Happy Monday, writers!
First, I want to share this really cool video about Warren Adler. Warren Adler is a bestselling author of over 50 novels, and is best known for his novel War of the Roses. This video is about his journey and persistence as a writer, and I think it'll give you a zip of inspiration this week. You can find more info about Mr. Adler by clicking here.
Also, next week is our last word war of the summer! Just like the previous two, it'll run Monday through Friday, and is meant to be a fun, come-and-go kind of event where we can encourage each other as we write.
Our panel question for today is, "What's something you keep in your writing space that's meaningful to you?"
I have a teeny tiny sparkly frame next to my computer screen and it keeps a very important reminder close at hand: Make them care. If I can do that—if I can make readers care about my characters, about their plight—I’ve done my job. And I take my job very seriously.
A copy of the book Arthur Writes a Story. My daughter brought this home from her school library when she was in first grade, and when I read it to her, I cried at the end. Arthur is writing a story as a class assignment. He knows exactly what he wants to write, and so he does. But then his sister says it's boring, so he rewrites it to be more unusual. Another friend says his story takes place in outer space, so Arthur rewrites his to be set on the moon. One friend is putting in jokes, another is going really deep with research, and so on. Arthur keeps tweaking his story so that it fits everybody else's opinions about what's best, and by the end, his story about how he got his dog has turned into a country western song and dance about an elephant on a different planet.

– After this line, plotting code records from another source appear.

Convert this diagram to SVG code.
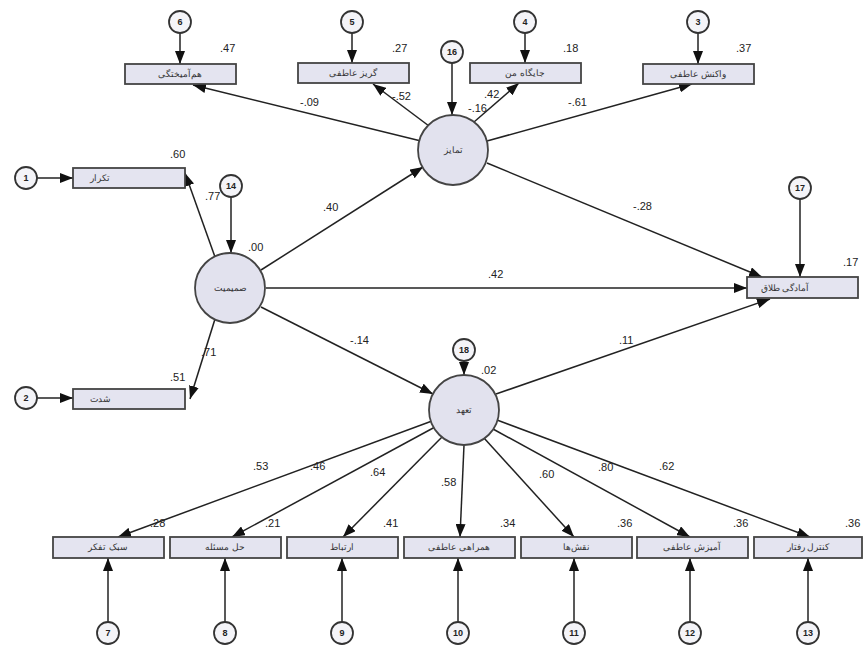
<svg xmlns="http://www.w3.org/2000/svg" width="863" height="654" viewBox="0 0 863 654">
<defs>
<marker id="ah" viewBox="0 0 13 10" refX="13" refY="5" markerWidth="13" markerHeight="10" markerUnits="userSpaceOnUse" orient="auto">
<path d="M0,0 L13,5 L0,10 Z" fill="#111"/>
</marker>
</defs>
<style>
.box{fill:#e4e4f0;stroke:#444;stroke-width:1.8}
.lat{fill:#e2e2ee;stroke:#444;stroke-width:1.8}
.err{fill:#f4f4f8;stroke:#333;stroke-width:1.8}
.ln{stroke:#222;stroke-width:1.5;fill:none;marker-end:url(#ah)}
.num{font-family:"Liberation Sans",Arial,sans-serif;font-size:11px;fill:#222;direction:ltr}
.en{font-family:"Liberation Sans",Arial,sans-serif;font-size:9px;fill:#222;text-anchor:middle;font-weight:bold}
.fa{font-family:"Liberation Sans","Noto Sans",sans-serif;font-size:9px;fill:#333;text-anchor:middle}
</style>
<rect width="863" height="654" fill="#ffffff"/>
<g id="connectors">
<line class="ln" x1="180" y1="33" x2="180" y2="64"/>
<line class="ln" x1="352" y1="33" x2="352" y2="63"/>
<line class="ln" x1="525" y1="33" x2="525" y2="63"/>
<line class="ln" x1="698" y1="33" x2="698" y2="64"/>
<line class="ln" x1="452" y1="63" x2="452" y2="115"/>
<line class="ln" x1="421" y1="141" x2="193" y2="85"/>
<line class="ln" x1="429" y1="126" x2="373" y2="84"/>
<line class="ln" x1="474" y1="122" x2="519" y2="83"/>
<line class="ln" x1="487" y1="141" x2="692" y2="84"/>
<line class="ln" x1="37" y1="178" x2="73" y2="178"/>
<line class="ln" x1="37" y1="398" x2="73" y2="398"/>
<line class="ln" x1="231" y1="197" x2="231" y2="253"/>
<line class="ln" x1="215" y1="257" x2="185" y2="173"/>
<line class="ln" x1="215" y1="319" x2="190" y2="399"/>
<line class="ln" x1="261" y1="270" x2="423" y2="167"/>
<line class="ln" x1="266" y1="288" x2="747" y2="288"/>
<line class="ln" x1="261" y1="307" x2="433" y2="394"/>
<line class="ln" x1="487" y1="163" x2="762" y2="277"/>
<line class="ln" x1="800" y1="199" x2="800" y2="277"/>
<line class="ln" x1="496" y1="394" x2="770" y2="299"/>
<line class="ln" x1="464" y1="361" x2="464" y2="375"/>
<line class="ln" x1="432" y1="421" x2="118" y2="537"/>
<line class="ln" x1="435" y1="427" x2="232" y2="537"/>
<line class="ln" x1="442" y1="437" x2="343" y2="537"/>
<line class="ln" x1="464" y1="445" x2="460" y2="537"/>
<line class="ln" x1="484" y1="438" x2="574" y2="537"/>
<line class="ln" x1="493" y1="429" x2="690" y2="537"/>
<line class="ln" x1="497" y1="420" x2="810" y2="537"/>
<line class="ln" x1="108" y1="622" x2="108" y2="558"/>
<line class="ln" x1="225" y1="622" x2="225" y2="558"/>
<line class="ln" x1="342" y1="622" x2="342" y2="558"/>
<line class="ln" x1="458" y1="622" x2="458" y2="558"/>
<line class="ln" x1="574" y1="622" x2="574" y2="558"/>
<line class="ln" x1="690" y1="622" x2="690" y2="558"/>
<line class="ln" x1="808" y1="622" x2="808" y2="558"/>
</g>
<g id="labels">
<text class="num" x="220" y="52">.47</text>
<text class="num" x="392" y="52">.27</text>
<text class="num" x="563" y="52">.18</text>
<text class="num" x="736" y="52">.37</text>
<text class="num" x="300" y="106">-.09</text>
<text class="num" x="392" y="100">-.52</text>
<text class="num" x="468" y="112">-.16</text>
<text class="num" x="484" y="98">.42</text>
<text class="num" x="568" y="106">-.61</text>
<text class="num" x="170" y="158">.60</text>
<text class="num" x="205" y="200">.77</text>
<text class="num" x="248" y="251">.00</text>
<text class="num" x="323" y="211">.40</text>
<text class="num" x="633" y="210">-.28</text>
<text class="num" x="488" y="278">.42</text>
<text class="num" x="843" y="266">.17</text>
<text class="num" x="350" y="344">-.14</text>
<text class="num" x="619" y="344">.11</text>
<text class="num" x="481" y="374">.02</text>
<text class="num" x="201" y="356">.71</text>
<text class="num" x="170" y="381">.51</text>
<text class="num" x="253" y="470">.53</text>
<text class="num" x="310" y="470">.46</text>
<text class="num" x="370" y="476">.64</text>
<text class="num" x="441" y="486">.58</text>
<text class="num" x="539" y="478">.60</text>
<text class="num" x="598" y="471">.80</text>
<text class="num" x="659" y="470">.62</text>
<text class="num" x="150" y="527">.28</text>
<text class="num" x="265" y="527">.21</text>
<text class="num" x="383" y="527">.41</text>
<text class="num" x="500" y="527">.34</text>
<text class="num" x="617" y="527">.36</text>
<text class="num" x="733" y="527">.36</text>
<text class="num" x="845" y="527">.36</text>
</g>
<g id="lat_tamayoz"><circle class="lat" cx="453" cy="150" r="35"/><text class="fa" x="453" y="153">تمایز</text></g>
<g id="lat_left"><circle class="lat" cx="230" cy="288" r="35"/><text class="fa" x="230" y="291">صمیمیت</text></g>
<g id="lat_bottom"><circle class="lat" cx="464" cy="410" r="35"/><text class="fa" x="464" y="413">تعهد</text></g>
<g id="box6"><rect class="box" x="125" y="64" width="111" height="20"/><text class="fa" x="180" y="77">هم‌آمیختگی</text></g>
<g id="box5"><rect class="box" x="298" y="63" width="111" height="20"/><text class="fa" x="353" y="76">گریز عاطفی</text></g>
<g id="box4"><rect class="box" x="470" y="63" width="111" height="20"/><text class="fa" x="525" y="76">جایگاه من</text></g>
<g id="box3"><rect class="box" x="643" y="64" width="111" height="20"/><text class="fa" x="698" y="77">واکنش عاطفی</text></g>
<g id="box1"><rect class="box" x="73" y="168" width="112" height="20"/><text class="fa" x="100" y="181">تکرار</text></g>
<g id="box2"><rect class="box" x="73" y="389" width="112" height="20"/><text class="fa" x="100" y="402">شدت</text></g>
<g id="boxDV"><rect class="box" x="747" y="277" width="111" height="21"/><text class="fa" x="785" y="291">آمادگی طلاق</text></g>
<g id="box7"><rect class="box" x="53" y="537" width="111" height="21"/><text class="fa" x="108" y="550">سبک تفکر</text></g>
<g id="box8"><rect class="box" x="170" y="537" width="111" height="21"/><text class="fa" x="225" y="550">حل مسئله</text></g>
<g id="box9"><rect class="box" x="287" y="537" width="111" height="21"/><text class="fa" x="342" y="550">ارتباط</text></g>
<g id="box10"><rect class="box" x="404" y="537" width="111" height="21"/><text class="fa" x="459" y="550">همراهی عاطفی</text></g>
<g id="box11"><rect class="box" x="521" y="537" width="111" height="21"/><text class="fa" x="576" y="550">نقش‌ها</text></g>
<g id="box12"><rect class="box" x="637" y="537" width="111" height="21"/><text class="fa" x="692" y="550">آمیزش عاطفی</text></g>
<g id="box13"><rect class="box" x="754" y="537" width="108" height="21"/><text class="fa" x="808" y="550">کنترل رفتار</text></g>
<g id="e6"><circle class="err" cx="180" cy="22" r="11"/><text class="en" x="180" y="25">6</text></g>
<g id="e5"><circle class="err" cx="352" cy="22" r="11"/><text class="en" x="352" y="25">5</text></g>
<g id="e4"><circle class="err" cx="525" cy="22" r="11"/><text class="en" x="525" y="25">4</text></g>
<g id="e3"><circle class="err" cx="698" cy="22" r="11"/><text class="en" x="698" y="25">3</text></g>
<g id="e16"><circle class="err" cx="452" cy="52" r="11"/><text class="en" x="452" y="55">16</text></g>
<g id="e1"><circle class="err" cx="26" cy="178" r="11"/><text class="en" x="26" y="181">1</text></g>
<g id="e2"><circle class="err" cx="26" cy="398" r="11"/><text class="en" x="26" y="401">2</text></g>
<g id="e14"><circle class="err" cx="231" cy="186" r="11"/><text class="en" x="231" y="189">14</text></g>
<g id="e17"><circle class="err" cx="800" cy="188" r="11"/><text class="en" x="800" y="191">17</text></g>
<g id="e18"><circle class="err" cx="464" cy="350" r="11"/><text class="en" x="464" y="353">18</text></g>
<g id="e7"><circle class="err" cx="108" cy="633" r="11"/><text class="en" x="108" y="636">7</text></g>
<g id="e8"><circle class="err" cx="225" cy="633" r="11"/><text class="en" x="225" y="636">8</text></g>
<g id="e9"><circle class="err" cx="342" cy="633" r="11"/><text class="en" x="342" y="636">9</text></g>
<g id="e10"><circle class="err" cx="458" cy="633" r="11"/><text class="en" x="458" y="636">10</text></g>
<g id="e11"><circle class="err" cx="574" cy="633" r="11"/><text class="en" x="574" y="636">11</text></g>
<g id="e12"><circle class="err" cx="690" cy="633" r="11"/><text class="en" x="690" y="636">12</text></g>
<g id="e13"><circle class="err" cx="808" cy="633" r="11"/><text class="en" x="808" y="636">13</text></g>
</svg>
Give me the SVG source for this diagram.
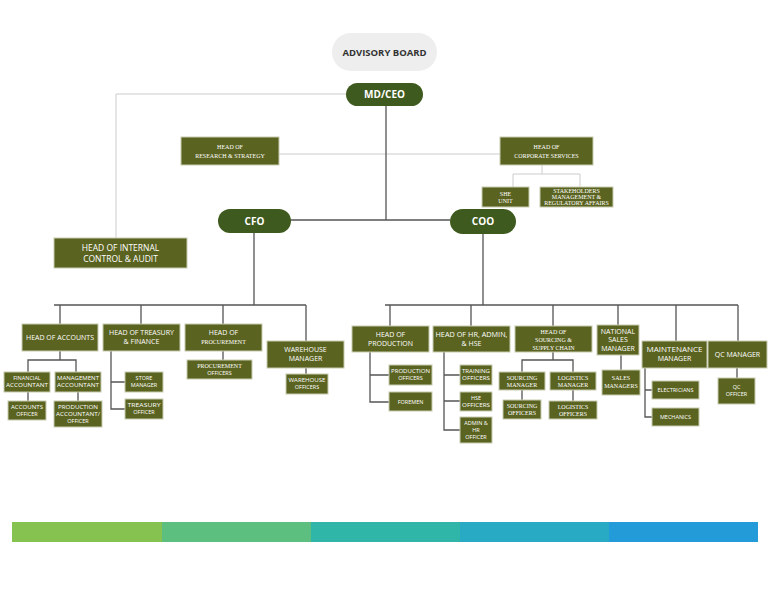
<svg xmlns="http://www.w3.org/2000/svg" width="768" height="594" viewBox="0 0 768 594">
<style>
.b{fill:#5a6320;stroke:#c8ccb0;stroke-width:1}
.t{fill:#fff;font-family:"Open Sans","Liberation Sans",sans-serif;font-size:7px;text-anchor:middle}
.u{fill:#fff;font-family:"Open Sans","Liberation Sans",sans-serif;font-size:5.5px;text-anchor:middle}
.s{fill:#fff;font-family:"Liberation Serif",serif;font-size:6px;text-anchor:middle}
.L{fill:#fff;font-family:"Open Sans","Liberation Sans",sans-serif;font-size:8.5px;text-anchor:middle}
.p{fill:#3f5a1e}
.pt{fill:#fff;font-family:"Open Sans","Liberation Sans",sans-serif;font-size:10px;font-weight:bold;text-anchor:middle}
.c{fill:none;stroke:#555;stroke-width:1.3}
.g{fill:none;stroke:#ccc;stroke-width:1}
</style>
<rect width="768" height="594" fill="#fff"/>
<g id="connectors">
<path class="g" d="M346 94H116V238M279 154H500M542 165V174M513 187V174H580V187"/>
<path class="c" d="M386 106V220M291 220H450M254 233V305M54 305H306M60 305V324M141 305V324M223 305V324M306 305V341"/>
<path class="c" d="M483 234V305M385 305H738M390 305V326M471 305V326M553 305V326M618 305V325M676 305V341M738 305V341"/>
<path class="c" d="M60 351V360M28 372V360H76V372M28 392V401M78 392V401M111 351V409H125M111 382H125M223 351V360M306 368V374"/>
<path class="c" d="M370 352V402H389M370 375H389M444 352V430H460M444 375H460M444 401H460M553 352V360M522 372V360H573V372M522 390V400M573 390V401M621 355V370M645 368V417H652M645 390H652M737 368V378"/>
</g>
<g id="advisory"><rect x="332" y="33" width="105" height="38" rx="19" fill="#eeeeee"/><text x="384.5" y="56" font-family="'Open Sans','Liberation Sans',sans-serif" font-size="9.5" font-weight="bold" text-anchor="middle" fill="#333">ADVISORY BOARD</text></g>
<g id="mdceo"><rect class="p" x="346" y="83" width="77" height="23" rx="11.5"/><text class="pt" x="384.5" y="98">MD/CEO</text></g>
<g id="cfo"><rect class="p" x="218" y="209" width="73" height="24" rx="12"/><text class="pt" x="254.5" y="225">CFO</text></g>
<g id="coo"><rect class="p" x="450" y="209" width="66" height="25" rx="12.5"/><text class="pt" x="483" y="225">COO</text></g>
<g id="research"><rect class="b" x="181" y="137" width="98" height="28"/><text class="s" x="230" y="149" font-size="8">HEAD OF</text><text class="s" x="230" y="158" font-size="8">RESEARCH &amp; STRATEGY</text></g>
<g id="corporate"><rect class="b" x="500" y="137" width="93" height="28"/><text class="s" x="546.5" y="149" font-size="8">HEAD OF</text><text class="s" x="546.5" y="158" font-size="8">CORPORATE SERVICES</text></g>
<g id="she"><rect class="b" x="482" y="187" width="47" height="20"/><text class="s" x="505.5" y="196">SHE</text><text class="s" x="505.5" y="203">UNIT</text></g>
<g id="stake"><rect class="b" x="540" y="187" width="73" height="20"/><text class="s" x="576.5" y="193">STAKEHOLDERS</text><text class="s" x="576.5" y="199">MANAGEMENT &amp;</text><text class="s" x="576.5" y="205">REGULATORY AFFAIRS</text></g>
<g id="internal"><rect class="b" x="54" y="238" width="133" height="30"/><text class="L" x="120.5" y="251">HEAD OF INTERNAL</text><text class="L" x="120.5" y="262">CONTROL &amp; AUDIT</text></g>
<g id="accounts"><rect class="b" x="22" y="324" width="76" height="27"/><text class="t" x="60" y="340">HEAD OF ACCOUNTS</text></g>
<g id="treasury"><rect class="b" x="103" y="324" width="77" height="27"/><text class="t" x="141.5" y="335">HEAD OF TREASURY</text><text class="t" x="141.5" y="344">&amp; FINANCE</text></g>
<g id="procurement"><rect class="b" x="185" y="324" width="77" height="27"/><text class="t" x="223.5" y="335">HEAD OF</text><text class="s" x="223.5" y="344" font-size="7.5">PROCUREMENT</text></g>
<g id="warehouse"><rect class="b" x="267" y="341" width="77" height="27"/><text class="t" x="305.5" y="352">WAREHOUSE</text><text class="t" x="305.5" y="361">MANAGER</text></g>
<g id="finacc"><rect class="b" x="4" y="372" width="46" height="20"/><text class="u" x="27" y="380">FINANCIAL</text><text class="u" x="27" y="387" textLength="42" lengthAdjust="spacingAndGlyphs">ACCOUNTANT</text></g>
<g id="mgmtacc"><rect class="b" x="55" y="372" width="46" height="20"/><text class="u" x="78" y="380" textLength="42" lengthAdjust="spacingAndGlyphs">MANAGEMENT</text><text class="u" x="78" y="387" textLength="42" lengthAdjust="spacingAndGlyphs">ACCOUNTANT</text></g>
<g id="accoff"><rect class="b" x="8" y="401" width="38" height="19"/><text class="u" x="27" y="409" textLength="32" lengthAdjust="spacingAndGlyphs">ACCOUNTS</text><text class="u" x="27" y="416">OFFICER</text></g>
<g id="prodacc"><rect class="b" x="54" y="401" width="48" height="26"/><text class="u" x="78" y="409" textLength="40" lengthAdjust="spacingAndGlyphs">PRODUCTION</text><text class="u" x="78" y="416" textLength="44" lengthAdjust="spacingAndGlyphs">ACCOUNTANT/</text><text class="u" x="78" y="423">OFFICER</text></g>
<g id="store"><rect class="b" x="125" y="372" width="38" height="20"/><text class="u" x="144" y="380">STORE</text><text class="u" x="144" y="387">MANAGER</text></g>
<g id="treasoff"><rect class="b" x="125" y="399" width="38" height="20"/><text class="u" x="144" y="407" textLength="33" lengthAdjust="spacingAndGlyphs">TREASURY</text><text class="u" x="144" y="414">OFFICER</text></g>
<g id="procoff"><rect class="b" x="187" y="360" width="65" height="19"/><text class="s" x="219.5" y="368">PROCUREMENT</text><text class="u" x="219.5" y="375">OFFICERS</text></g>
<g id="whoff"><rect class="b" x="286" y="374" width="42" height="20"/><text class="u" x="307" y="382" textLength="37" lengthAdjust="spacingAndGlyphs">WAREHOUSE</text><text class="u" x="307" y="389">OFFICERS</text></g>
<g id="production"><rect class="b" x="352" y="326" width="77" height="26"/><text class="t" x="390.5" y="337">HEAD OF</text><text class="t" x="390.5" y="346">PRODUCTION</text></g>
<g id="hr"><rect class="b" x="433" y="326" width="77" height="26"/><text class="t" x="471.5" y="337" textLength="72" lengthAdjust="spacingAndGlyphs">HEAD OF HR, ADMIN,</text><text class="t" x="471.5" y="346">&amp; HSE</text></g>
<g id="sourcing"><rect class="b" x="515" y="326" width="77" height="26"/><text class="s" x="553.5" y="334" font-size="7.5">HEAD OF</text><text class="s" x="553.5" y="342" font-size="7.5">SOURCING &amp;</text><text class="s" x="553.5" y="350" font-size="7.5">SUPPLY CHAIN</text></g>
<g id="sales"><rect class="b" x="597" y="325" width="42" height="30"/><text class="t" x="618" y="334">NATIONAL</text><text class="t" x="618" y="342">SALES</text><text class="t" x="618" y="351">MANAGER</text></g>
<g id="maint"><rect class="b" x="642" y="341" width="65" height="27"/><text class="t" x="674.5" y="352" textLength="56" lengthAdjust="spacingAndGlyphs">MAINTENANCE</text><text class="t" x="674.5" y="361">MANAGER</text></g>
<g id="qc"><rect class="b" x="708" y="341" width="59" height="27"/><text class="t" x="737.5" y="357">QC MANAGER</text></g>
<g id="prodoff"><rect class="b" x="389" y="365" width="43" height="20"/><text class="u" x="410.5" y="373" textLength="39" lengthAdjust="spacingAndGlyphs">PRODUCTION</text><text class="u" x="410.5" y="380">OFFICERS</text></g>
<g id="foremen"><rect class="b" x="389" y="392" width="43" height="19"/><text class="u" x="410.5" y="404">FOREMEN</text></g>
<g id="training"><rect class="b" x="460" y="365" width="32" height="20"/><text class="u" x="476" y="373" textLength="28" lengthAdjust="spacingAndGlyphs">TRAINING</text><text class="u" x="476" y="380" textLength="28" lengthAdjust="spacingAndGlyphs">OFFICERS</text></g>
<g id="hseoff"><rect class="b" x="460" y="392" width="32" height="19"/><text class="u" x="476" y="400">HSE</text><text class="u" x="476" y="407" textLength="28" lengthAdjust="spacingAndGlyphs">OFFICERS</text></g>
<g id="adminhr"><rect class="b" x="460" y="417" width="32" height="26"/><text class="u" x="476" y="425">ADMIN &amp;</text><text class="u" x="476" y="432">HR</text><text class="u" x="476" y="439">OFFICER</text></g>
<g id="sourcmgr"><rect class="b" x="499" y="372" width="46" height="18"/><text class="s" x="522" y="380">SOURCING</text><text class="s" x="522" y="387">MANAGER</text></g>
<g id="logmgr"><rect class="b" x="550" y="372" width="46" height="18"/><text class="s" x="573" y="380">LOGISTICS</text><text class="s" x="573" y="387">MANAGER</text></g>
<g id="sourcoff"><rect class="b" x="503" y="400" width="38" height="19"/><text class="s" x="522" y="408">SOURCING</text><text class="s" x="522" y="415">OFFICERS</text></g>
<g id="logoff"><rect class="b" x="549" y="401" width="48" height="18"/><text class="s" x="573" y="409">LOGISTICS</text><text class="s" x="573" y="416">OFFICERS</text></g>
<g id="salesmgr"><rect class="b" x="602" y="370" width="38" height="25"/><text class="s" x="621" y="380">SALES</text><text class="s" x="621" y="388">MANAGERS</text></g>
<g id="elec"><rect class="b" x="652" y="381" width="47" height="18"/><text class="u" x="675.5" y="392">ELECTRICIANS</text></g>
<g id="mech"><rect class="b" x="652" y="408" width="47" height="18"/><text class="u" x="675.5" y="419">MECHANICS</text></g>
<g id="qcoff"><rect class="b" x="718" y="378" width="37" height="26"/><text class="u" x="736.5" y="389">QC</text><text class="u" x="736.5" y="396">OFFICER</text></g>
<g id="bar">
<rect x="12" y="522" width="150" height="20" fill="#86c24f"/>
<rect x="162" y="522" width="149" height="20" fill="#5cbf80"/>
<rect x="311" y="522" width="149" height="20" fill="#30b6a8"/>
<rect x="460" y="522" width="149" height="20" fill="#28a9c4"/>
<rect x="609" y="522" width="149" height="20" fill="#239bd8"/>
</g>
</svg>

The reason the story hit me so hard the first time I read it is that I was writing The Lost Girl of Astor Street. I was waaaaay out of my comfort zone, and I kept leaning on others to tell me that I was making the right choices with the story. There's a time and place for that, of course, but I really needed to trust myself and believe in the story the way I had envisioned it instead of seeking approval.
I bought a copy for my office, and it sits where I can see it (unless one of my kids runs off with it) as a reminder to trust my vision for the story, and to stop hustling for approval and permission from others.
I have a framed quote by author E. B. White (who wrote Charlotte’s Web and Stuart Little) on my wall that a friend gave me as a Christmas gift years back. It is meaningful because it was such a thoughtful gift, but also because it reminds me that I am loved. We writers can feel very isolated sitting in front of a computer all day, even when interacting with people online. We need face-to-face friendships with people, whether they are other writers or not.
What about you? Do you have anything you keep near your writing space to remind you of something important?